- [Directions]
Look through the records below and collect all lines that hold the string "size".

A run of records
────
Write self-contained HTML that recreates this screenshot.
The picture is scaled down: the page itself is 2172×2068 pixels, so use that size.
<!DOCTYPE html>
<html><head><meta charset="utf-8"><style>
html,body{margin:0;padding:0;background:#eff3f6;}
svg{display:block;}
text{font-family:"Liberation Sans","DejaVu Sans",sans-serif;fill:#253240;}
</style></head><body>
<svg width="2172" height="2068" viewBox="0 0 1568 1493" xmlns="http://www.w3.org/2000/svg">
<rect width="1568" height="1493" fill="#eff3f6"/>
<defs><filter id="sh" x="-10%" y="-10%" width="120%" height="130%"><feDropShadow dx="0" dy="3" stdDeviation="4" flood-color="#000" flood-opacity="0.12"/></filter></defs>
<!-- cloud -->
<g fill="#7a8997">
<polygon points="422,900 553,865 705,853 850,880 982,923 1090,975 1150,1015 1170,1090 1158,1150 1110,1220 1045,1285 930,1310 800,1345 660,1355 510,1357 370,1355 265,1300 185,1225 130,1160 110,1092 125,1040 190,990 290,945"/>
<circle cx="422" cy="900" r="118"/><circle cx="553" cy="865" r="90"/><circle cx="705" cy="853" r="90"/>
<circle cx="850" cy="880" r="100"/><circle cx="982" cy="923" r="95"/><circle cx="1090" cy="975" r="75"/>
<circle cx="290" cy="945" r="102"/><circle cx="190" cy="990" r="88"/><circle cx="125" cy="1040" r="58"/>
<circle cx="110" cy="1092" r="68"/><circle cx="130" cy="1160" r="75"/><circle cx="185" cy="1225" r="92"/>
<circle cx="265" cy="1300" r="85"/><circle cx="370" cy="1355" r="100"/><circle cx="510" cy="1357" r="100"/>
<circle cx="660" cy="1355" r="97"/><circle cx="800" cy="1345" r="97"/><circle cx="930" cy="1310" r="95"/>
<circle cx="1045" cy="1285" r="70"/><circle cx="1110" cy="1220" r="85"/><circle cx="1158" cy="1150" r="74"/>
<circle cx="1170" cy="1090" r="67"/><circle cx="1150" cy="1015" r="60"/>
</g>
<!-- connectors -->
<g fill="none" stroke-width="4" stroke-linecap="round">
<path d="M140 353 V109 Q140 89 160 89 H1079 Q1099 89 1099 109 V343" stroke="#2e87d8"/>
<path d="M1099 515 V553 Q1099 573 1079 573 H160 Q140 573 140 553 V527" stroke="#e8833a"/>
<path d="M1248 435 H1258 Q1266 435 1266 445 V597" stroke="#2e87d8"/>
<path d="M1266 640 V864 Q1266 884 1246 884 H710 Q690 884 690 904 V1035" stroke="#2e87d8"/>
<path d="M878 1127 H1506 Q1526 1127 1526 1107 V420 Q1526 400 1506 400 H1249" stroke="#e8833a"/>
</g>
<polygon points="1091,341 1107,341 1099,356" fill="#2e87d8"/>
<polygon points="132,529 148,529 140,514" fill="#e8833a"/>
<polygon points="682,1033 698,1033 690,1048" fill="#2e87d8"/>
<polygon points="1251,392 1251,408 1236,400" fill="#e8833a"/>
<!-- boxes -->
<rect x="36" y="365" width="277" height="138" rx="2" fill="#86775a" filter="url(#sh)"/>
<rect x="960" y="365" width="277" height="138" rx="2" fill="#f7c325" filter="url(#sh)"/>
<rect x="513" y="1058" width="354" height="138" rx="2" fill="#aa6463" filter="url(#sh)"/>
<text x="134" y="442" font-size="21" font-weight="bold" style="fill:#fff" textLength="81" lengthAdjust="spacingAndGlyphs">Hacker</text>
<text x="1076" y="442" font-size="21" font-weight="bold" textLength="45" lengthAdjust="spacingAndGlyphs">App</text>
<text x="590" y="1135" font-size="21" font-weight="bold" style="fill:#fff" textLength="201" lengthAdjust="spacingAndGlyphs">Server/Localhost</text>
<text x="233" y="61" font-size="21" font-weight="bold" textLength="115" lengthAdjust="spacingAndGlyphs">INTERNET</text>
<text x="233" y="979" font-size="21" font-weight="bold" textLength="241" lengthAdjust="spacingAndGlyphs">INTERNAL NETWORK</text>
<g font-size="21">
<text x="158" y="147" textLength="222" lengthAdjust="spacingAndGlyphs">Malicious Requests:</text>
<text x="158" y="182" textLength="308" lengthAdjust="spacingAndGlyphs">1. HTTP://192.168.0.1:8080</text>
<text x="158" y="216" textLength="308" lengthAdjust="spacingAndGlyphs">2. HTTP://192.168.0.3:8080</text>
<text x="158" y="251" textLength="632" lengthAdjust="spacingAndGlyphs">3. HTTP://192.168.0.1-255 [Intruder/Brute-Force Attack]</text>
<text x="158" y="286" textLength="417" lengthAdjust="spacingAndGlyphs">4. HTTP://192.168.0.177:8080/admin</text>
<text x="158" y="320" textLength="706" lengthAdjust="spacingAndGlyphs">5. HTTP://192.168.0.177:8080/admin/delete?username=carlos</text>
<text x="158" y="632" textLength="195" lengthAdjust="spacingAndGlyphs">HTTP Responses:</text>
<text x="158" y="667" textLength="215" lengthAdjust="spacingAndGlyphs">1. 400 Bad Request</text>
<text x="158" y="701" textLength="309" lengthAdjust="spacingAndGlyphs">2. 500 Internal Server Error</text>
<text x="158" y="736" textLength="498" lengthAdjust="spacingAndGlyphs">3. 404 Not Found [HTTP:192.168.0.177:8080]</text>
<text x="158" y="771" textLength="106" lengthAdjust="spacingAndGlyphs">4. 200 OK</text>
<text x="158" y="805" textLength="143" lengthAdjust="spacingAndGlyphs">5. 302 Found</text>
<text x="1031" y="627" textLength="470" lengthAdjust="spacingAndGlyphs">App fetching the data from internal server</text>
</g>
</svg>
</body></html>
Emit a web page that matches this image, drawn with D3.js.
────
- [Written response]
The picture is scaled down: the page itself is 2172×2068 pixels, so use that size.
<text x="134" y="442" font-size="21" font-weight="bold" style="fill:#fff" textLength="81" lengthAdjust="spacingAndGlyphs">Hacker</text>
<text x="1076" y="442" font-size="21" font-weight="bold" textLength="45" lengthAdjust="spacingAndGlyphs">App</text>
<text x="590" y="1135" font-size="21" font-weight="bold" style="fill:#fff" textLength="201" lengthAdjust="spacingAndGlyphs">Server/Localhost</text>
<text x="233" y="61" font-size="21" font-weight="bold" textLength="115" lengthAdjust="spacingAndGlyphs">INTERNET</text>
<text x="233" y="979" font-size="21" font-weight="bold" textLength="241" lengthAdjust="spacingAndGlyphs">INTERNAL NETWORK</text>
<g font-size="21">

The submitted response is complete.